Less than two years later, Noble announced an even larger finding, namely, the Leviathan field, which contains an estimated 620 billion cubic meters (22 trillion cubic feet) of natural gas.

The first of numerous massive barges transporting the Leviathan platform to Israel earlier this month departed from the Gulf of Mexico ahead of their scheduled installation in September. After making their 7,200-mile journey, Noble intends to launch the flow of gas to the Israeli mainland by the end of the year, and then to other markets.

In this respect, Noble in 2014 signed its first cross-border deal to supply Jordan with $500 million in gas from Tamar; the resource started flowing to the Jordanian side of the Dead Sea in January 2017. In September 2016, the company and its partners forged a follow-on 15-year, $10-billion accord with the Jordan National Electric Power Company for 45 billion cubic meters (1.6 trillion cubic feet) of natural gas, mainly from the Leviathan field.

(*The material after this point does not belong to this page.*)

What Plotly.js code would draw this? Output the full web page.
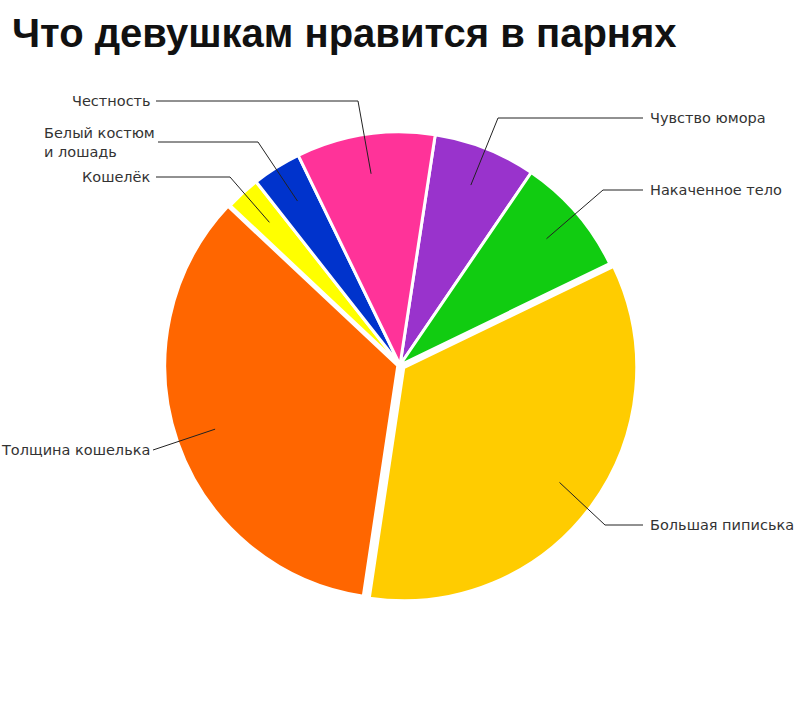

Perhaps Noble’s biggest achievement is the $15 billion agreement signed in February 2018 to supply the Egyptian consortium Dolphinus with 64 billion cubic meters (2.6 trillion cubic feet) of natural gas over a decade.

Perry emphasized that natural gas could be a conduit to forging partnerships between regional states, which, as a corollary, would improve security and thus the stability of the Middle East.

In this respect, the Interdisciplinary Center Herzliya’s Coman suggested that “energy diplomacy” contributed to Israel’s recent decision to effectively turn a blind eye to Cairo’s acquisition of advanced submarines from Germany.

Overall, Israel’s Central Bank forecasts that the state will generate almost $20 billion in taxes and royalties from the Tamar and Leviathan fields over their lifespans, in addition to ancillary savings associated with shifting from the consumption of more expensive fossil fuels to natural gas.